| Request |
Go through the entries below and print each one exactly, leaving out pictures.

| Data in this exercise |
↓↓↓

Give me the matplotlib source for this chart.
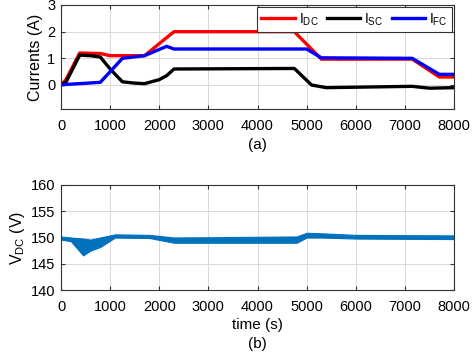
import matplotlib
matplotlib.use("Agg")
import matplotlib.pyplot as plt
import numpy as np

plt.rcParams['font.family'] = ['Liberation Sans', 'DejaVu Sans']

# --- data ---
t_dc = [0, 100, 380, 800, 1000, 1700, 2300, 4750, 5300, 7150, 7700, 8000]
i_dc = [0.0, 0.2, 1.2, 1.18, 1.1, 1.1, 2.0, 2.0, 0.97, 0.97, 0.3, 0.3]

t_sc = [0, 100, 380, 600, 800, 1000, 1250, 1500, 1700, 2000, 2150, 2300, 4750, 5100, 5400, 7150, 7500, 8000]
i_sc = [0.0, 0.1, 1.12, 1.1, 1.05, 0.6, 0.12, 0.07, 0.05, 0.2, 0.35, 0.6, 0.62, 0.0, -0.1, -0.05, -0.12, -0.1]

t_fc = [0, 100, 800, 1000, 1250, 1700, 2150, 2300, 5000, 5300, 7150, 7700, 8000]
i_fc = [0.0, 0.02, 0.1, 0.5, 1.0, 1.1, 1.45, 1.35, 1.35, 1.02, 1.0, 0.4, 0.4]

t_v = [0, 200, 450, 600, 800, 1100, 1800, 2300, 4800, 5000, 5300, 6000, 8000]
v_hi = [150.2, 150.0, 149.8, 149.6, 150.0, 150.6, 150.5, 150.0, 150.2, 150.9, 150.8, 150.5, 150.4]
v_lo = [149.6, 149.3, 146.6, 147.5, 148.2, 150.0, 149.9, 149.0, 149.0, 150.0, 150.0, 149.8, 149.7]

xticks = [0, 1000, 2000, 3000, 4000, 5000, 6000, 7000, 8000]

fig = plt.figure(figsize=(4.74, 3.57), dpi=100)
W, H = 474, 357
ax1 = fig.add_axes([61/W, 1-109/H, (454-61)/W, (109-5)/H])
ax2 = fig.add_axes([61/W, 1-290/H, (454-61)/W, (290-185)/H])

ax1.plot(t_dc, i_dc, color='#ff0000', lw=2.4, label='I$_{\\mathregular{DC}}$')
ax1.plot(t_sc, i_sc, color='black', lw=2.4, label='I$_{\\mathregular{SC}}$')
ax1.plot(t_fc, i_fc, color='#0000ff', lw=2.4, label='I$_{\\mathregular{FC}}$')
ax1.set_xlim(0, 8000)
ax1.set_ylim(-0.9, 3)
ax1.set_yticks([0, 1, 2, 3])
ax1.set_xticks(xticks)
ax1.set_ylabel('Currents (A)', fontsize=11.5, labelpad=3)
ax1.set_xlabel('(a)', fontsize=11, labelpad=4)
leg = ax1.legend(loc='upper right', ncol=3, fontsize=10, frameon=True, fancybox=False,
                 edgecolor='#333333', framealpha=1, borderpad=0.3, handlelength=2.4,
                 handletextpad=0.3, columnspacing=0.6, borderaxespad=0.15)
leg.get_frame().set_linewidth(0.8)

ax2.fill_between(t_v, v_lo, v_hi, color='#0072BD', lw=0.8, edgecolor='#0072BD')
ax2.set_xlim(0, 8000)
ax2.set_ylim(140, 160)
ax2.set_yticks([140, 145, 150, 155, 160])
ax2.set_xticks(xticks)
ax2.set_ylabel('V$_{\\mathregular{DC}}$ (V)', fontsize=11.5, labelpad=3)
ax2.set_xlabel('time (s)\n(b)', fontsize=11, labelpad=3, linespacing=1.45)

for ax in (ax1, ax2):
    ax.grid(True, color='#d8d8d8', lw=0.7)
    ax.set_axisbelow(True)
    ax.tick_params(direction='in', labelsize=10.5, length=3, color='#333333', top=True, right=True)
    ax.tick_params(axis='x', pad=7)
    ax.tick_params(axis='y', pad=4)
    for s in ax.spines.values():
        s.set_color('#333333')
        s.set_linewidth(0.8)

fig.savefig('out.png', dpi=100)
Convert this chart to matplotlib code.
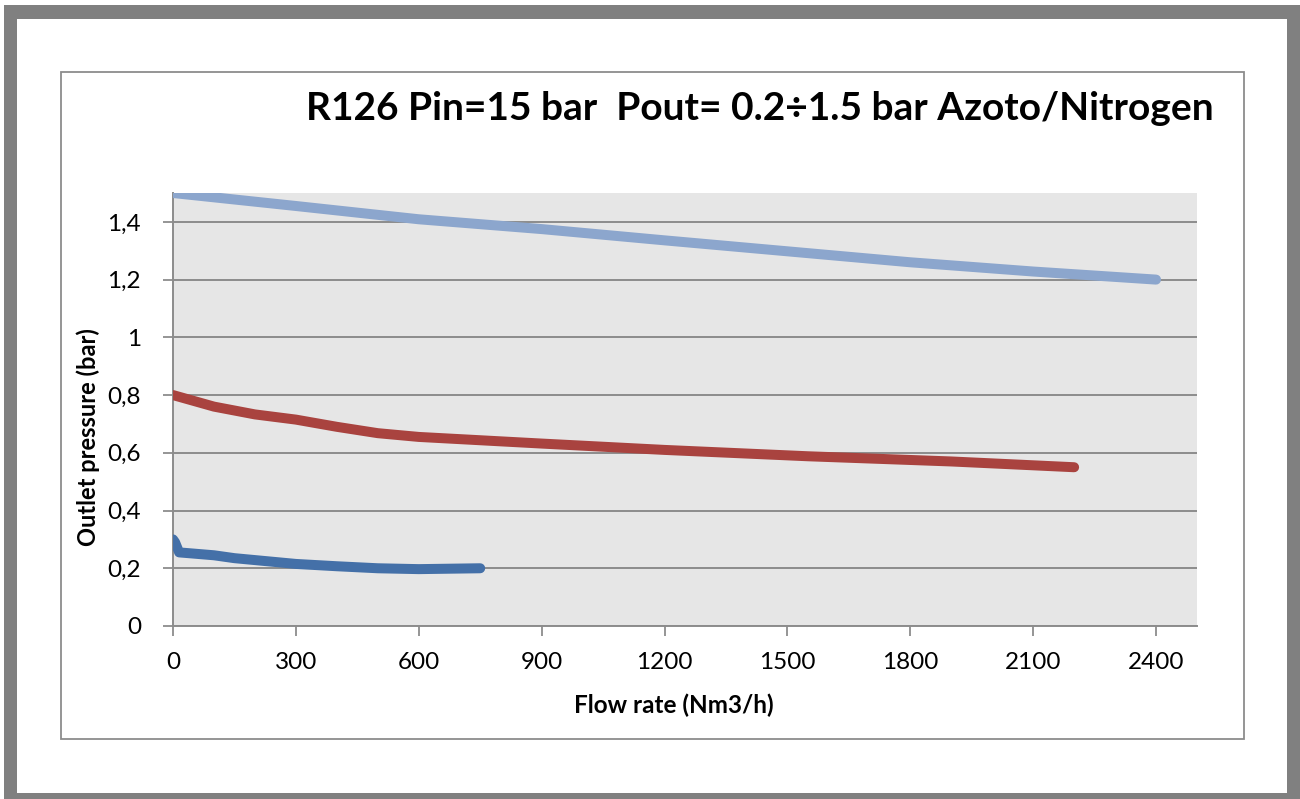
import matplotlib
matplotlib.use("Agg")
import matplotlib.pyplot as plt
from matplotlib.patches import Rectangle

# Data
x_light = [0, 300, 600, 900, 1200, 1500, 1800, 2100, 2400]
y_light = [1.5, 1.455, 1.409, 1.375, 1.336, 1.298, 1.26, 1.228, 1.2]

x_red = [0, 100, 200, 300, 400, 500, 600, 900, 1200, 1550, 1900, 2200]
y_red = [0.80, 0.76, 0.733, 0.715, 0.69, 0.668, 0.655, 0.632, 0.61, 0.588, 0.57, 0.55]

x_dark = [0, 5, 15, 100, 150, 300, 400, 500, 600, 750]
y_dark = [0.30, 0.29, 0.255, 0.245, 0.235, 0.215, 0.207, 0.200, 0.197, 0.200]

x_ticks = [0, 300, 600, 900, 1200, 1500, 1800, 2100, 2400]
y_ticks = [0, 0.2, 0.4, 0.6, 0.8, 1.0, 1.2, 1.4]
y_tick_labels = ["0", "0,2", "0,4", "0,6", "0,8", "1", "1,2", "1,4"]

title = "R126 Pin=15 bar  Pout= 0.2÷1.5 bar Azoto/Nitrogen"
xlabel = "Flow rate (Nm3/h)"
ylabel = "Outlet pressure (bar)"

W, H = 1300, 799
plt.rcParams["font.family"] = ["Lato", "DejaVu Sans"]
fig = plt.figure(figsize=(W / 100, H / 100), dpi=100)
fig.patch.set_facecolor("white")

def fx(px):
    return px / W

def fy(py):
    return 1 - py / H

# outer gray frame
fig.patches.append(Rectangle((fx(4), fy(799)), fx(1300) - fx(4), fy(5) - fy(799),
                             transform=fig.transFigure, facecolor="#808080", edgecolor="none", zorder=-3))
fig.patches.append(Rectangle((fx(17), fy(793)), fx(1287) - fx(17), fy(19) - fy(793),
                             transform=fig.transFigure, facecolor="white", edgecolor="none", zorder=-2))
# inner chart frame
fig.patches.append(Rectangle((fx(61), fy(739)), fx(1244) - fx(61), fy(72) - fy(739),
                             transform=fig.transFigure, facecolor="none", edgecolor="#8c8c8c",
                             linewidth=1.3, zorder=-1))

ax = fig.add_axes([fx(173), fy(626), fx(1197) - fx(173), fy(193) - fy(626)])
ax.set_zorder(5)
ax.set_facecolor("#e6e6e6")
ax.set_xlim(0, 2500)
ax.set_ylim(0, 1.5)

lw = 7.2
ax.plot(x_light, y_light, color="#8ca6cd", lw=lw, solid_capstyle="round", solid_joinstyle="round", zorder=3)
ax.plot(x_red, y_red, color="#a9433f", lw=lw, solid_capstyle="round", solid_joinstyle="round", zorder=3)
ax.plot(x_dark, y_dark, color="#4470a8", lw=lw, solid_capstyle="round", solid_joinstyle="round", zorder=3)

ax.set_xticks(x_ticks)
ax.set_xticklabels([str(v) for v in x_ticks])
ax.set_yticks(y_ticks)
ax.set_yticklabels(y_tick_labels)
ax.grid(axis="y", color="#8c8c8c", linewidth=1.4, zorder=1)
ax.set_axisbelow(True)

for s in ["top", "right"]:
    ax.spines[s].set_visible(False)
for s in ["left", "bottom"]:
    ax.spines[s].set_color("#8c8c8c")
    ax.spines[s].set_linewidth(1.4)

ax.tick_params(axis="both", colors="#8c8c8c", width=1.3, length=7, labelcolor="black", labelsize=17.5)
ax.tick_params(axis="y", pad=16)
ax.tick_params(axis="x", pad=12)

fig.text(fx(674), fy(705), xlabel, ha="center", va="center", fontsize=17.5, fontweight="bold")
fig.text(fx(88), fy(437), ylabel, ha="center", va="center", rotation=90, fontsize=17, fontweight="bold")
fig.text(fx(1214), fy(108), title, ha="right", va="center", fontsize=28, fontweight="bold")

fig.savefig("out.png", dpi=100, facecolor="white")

↑↑↑

| Written answer |
Give me the matplotlib source for this chart.
import matplotlib
matplotlib.use("Agg")
import matplotlib.pyplot as plt
import numpy as np

plt.rcParams['font.family'] = ['Liberation Sans', 'DejaVu Sans']

# --- data ---
t_dc = [0, 100, 380, 800, 1000, 1700, 2300, 4750, 5300, 7150, 7700, 8000]
i_dc = [0.0, 0.2, 1.2, 1.18, 1.1, 1.1, 2.0, 2.0, 0.97, 0.97, 0.3, 0.3]

t_sc = [0, 100, 380, 600, 800, 1000, 1250, 1500, 1700, 2000, 2150, 2300, 4750, 5100, 5400, 7150, 7500, 8000]
i_sc = [0.0, 0.1, 1.12, 1.1, 1.05, 0.6, 0.12, 0.07, 0.05, 0.2, 0.35, 0.6, 0.62, 0.0, -0.1, -0.05, -0.12, -0.1]

t_fc = [0, 100, 800, 1000, 1250, 1700, 2150, 2300, 5000, 5300, 7150, 7700, 8000]
i_fc = [0.0, 0.02, 0.1, 0.5, 1.0, 1.1, 1.45, 1.35, 1.35, 1.02, 1.0, 0.4, 0.4]

t_v = [0, 200, 450, 600, 800, 1100, 1800, 2300, 4800, 5000, 5300, 6000, 8000]
v_hi = [150.2, 150.0, 149.8, 149.6, 150.0, 150.6, 150.5, 150.0, 150.2, 150.9, 150.8, 150.5, 150.4]
v_lo = [149.6, 149.3, 146.6, 147.5, 148.2, 150.0, 149.9, 149.0, 149.0, 150.0, 150.0, 149.8, 149.7]

xticks = [0, 1000, 2000, 3000, 4000, 5000, 6000, 7000, 8000]

fig = plt.figure(figsize=(4.74, 3.57), dpi=100)
W, H = 474, 357
ax1 = fig.add_axes([61/W, 1-109/H, (454-61)/W, (109-5)/H])
ax2 = fig.add_axes([61/W, 1-290/H, (454-61)/W, (290-185)/H])

ax1.plot(t_dc, i_dc, color='#ff0000', lw=2.4, label='I$_{\\mathregular{DC}}$')
ax1.plot(t_sc, i_sc, color='black', lw=2.4, label='I$_{\\mathregular{SC}}$')
ax1.plot(t_fc, i_fc, color='#0000ff', lw=2.4, label='I$_{\\mathregular{FC}}$')
ax1.set_xlim(0, 8000)
ax1.set_ylim(-0.9, 3)
ax1.set_yticks([0, 1, 2, 3])
ax1.set_xticks(xticks)
ax1.set_ylabel('Currents (A)', fontsize=11.5, labelpad=3)
ax1.set_xlabel('(a)', fontsize=11, labelpad=4)
leg = ax1.legend(loc='upper right', ncol=3, fontsize=10, frameon=True, fancybox=False,
                 edgecolor='#333333', framealpha=1, borderpad=0.3, handlelength=2.4,
                 handletextpad=0.3, columnspacing=0.6, borderaxespad=0.15)
leg.get_frame().set_linewidth(0.8)

ax2.fill_between(t_v, v_lo, v_hi, color='#0072BD', lw=0.8, edgecolor='#0072BD')
ax2.set_xlim(0, 8000)
ax2.set_ylim(140, 160)
ax2.set_yticks([140, 145, 150, 155, 160])
ax2.set_xticks(xticks)
ax2.set_ylabel('V$_{\\mathregular{DC}}$ (V)', fontsize=11.5, labelpad=3)
ax2.set_xlabel('time (s)\n(b)', fontsize=11, labelpad=3, linespacing=1.45)

for ax in (ax1, ax2):
    ax.grid(True, color='#d8d8d8', lw=0.7)
    ax.set_axisbelow(True)
    ax.tick_params(direction='in', labelsize=10.5, length=3, color='#333333', top=True, right=True)
    ax.tick_params(axis='x', pad=7)
    ax.tick_params(axis='y', pad=4)
    for s in ax.spines.values():
        s.set_color('#333333')
        s.set_linewidth(0.8)

fig.savefig('out.png', dpi=100)
Convert this chart to matplotlib code.
import matplotlib
matplotlib.use("Agg")
import matplotlib.pyplot as plt
from matplotlib.patches import Rectangle

# Data
x_light = [0, 300, 600, 900, 1200, 1500, 1800, 2100, 2400]
y_light = [1.5, 1.455, 1.409, 1.375, 1.336, 1.298, 1.26, 1.228, 1.2]

x_red = [0, 100, 200, 300, 400, 500, 600, 900, 1200, 1550, 1900, 2200]
y_red = [0.80, 0.76, 0.733, 0.715, 0.69, 0.668, 0.655, 0.632, 0.61, 0.588, 0.57, 0.55]

x_dark = [0, 5, 15, 100, 150, 300, 400, 500, 600, 750]
y_dark = [0.30, 0.29, 0.255, 0.245, 0.235, 0.215, 0.207, 0.200, 0.197, 0.200]

x_ticks = [0, 300, 600, 900, 1200, 1500, 1800, 2100, 2400]
y_ticks = [0, 0.2, 0.4, 0.6, 0.8, 1.0, 1.2, 1.4]
y_tick_labels = ["0", "0,2", "0,4", "0,6", "0,8", "1", "1,2", "1,4"]

title = "R126 Pin=15 bar  Pout= 0.2÷1.5 bar Azoto/Nitrogen"
xlabel = "Flow rate (Nm3/h)"
ylabel = "Outlet pressure (bar)"

W, H = 1300, 799
plt.rcParams["font.family"] = ["Lato", "DejaVu Sans"]
fig = plt.figure(figsize=(W / 100, H / 100), dpi=100)
fig.patch.set_facecolor("white")

def fx(px):
    return px / W

def fy(py):
    return 1 - py / H

# outer gray frame
fig.patches.append(Rectangle((fx(4), fy(799)), fx(1300) - fx(4), fy(5) - fy(799),
                             transform=fig.transFigure, facecolor="#808080", edgecolor="none", zorder=-3))
fig.patches.append(Rectangle((fx(17), fy(793)), fx(1287) - fx(17), fy(19) - fy(793),
                             transform=fig.transFigure, facecolor="white", edgecolor="none", zorder=-2))
# inner chart frame
fig.patches.append(Rectangle((fx(61), fy(739)), fx(1244) - fx(61), fy(72) - fy(739),
                             transform=fig.transFigure, facecolor="none", edgecolor="#8c8c8c",
                             linewidth=1.3, zorder=-1))

ax = fig.add_axes([fx(173), fy(626), fx(1197) - fx(173), fy(193) - fy(626)])
ax.set_zorder(5)
ax.set_facecolor("#e6e6e6")
ax.set_xlim(0, 2500)
ax.set_ylim(0, 1.5)

lw = 7.2
ax.plot(x_light, y_light, color="#8ca6cd", lw=lw, solid_capstyle="round", solid_joinstyle="round", zorder=3)
ax.plot(x_red, y_red, color="#a9433f", lw=lw, solid_capstyle="round", solid_joinstyle="round", zorder=3)
ax.plot(x_dark, y_dark, color="#4470a8", lw=lw, solid_capstyle="round", solid_joinstyle="round", zorder=3)

ax.set_xticks(x_ticks)
ax.set_xticklabels([str(v) for v in x_ticks])
ax.set_yticks(y_ticks)
ax.set_yticklabels(y_tick_labels)
ax.grid(axis="y", color="#8c8c8c", linewidth=1.4, zorder=1)
ax.set_axisbelow(True)

for s in ["top", "right"]:
    ax.spines[s].set_visible(False)
for s in ["left", "bottom"]:
    ax.spines[s].set_color("#8c8c8c")
    ax.spines[s].set_linewidth(1.4)

ax.tick_params(axis="both", colors="#8c8c8c", width=1.3, length=7, labelcolor="black", labelsize=17.5)
ax.tick_params(axis="y", pad=16)
ax.tick_params(axis="x", pad=12)

fig.text(fx(674), fy(705), xlabel, ha="center", va="center", fontsize=17.5, fontweight="bold")
fig.text(fx(88), fy(437), ylabel, ha="center", va="center", rotation=90, fontsize=17, fontweight="bold")
fig.text(fx(1214), fy(108), title, ha="right", va="center", fontsize=28, fontweight="bold")

fig.savefig("out.png", dpi=100, facecolor="white")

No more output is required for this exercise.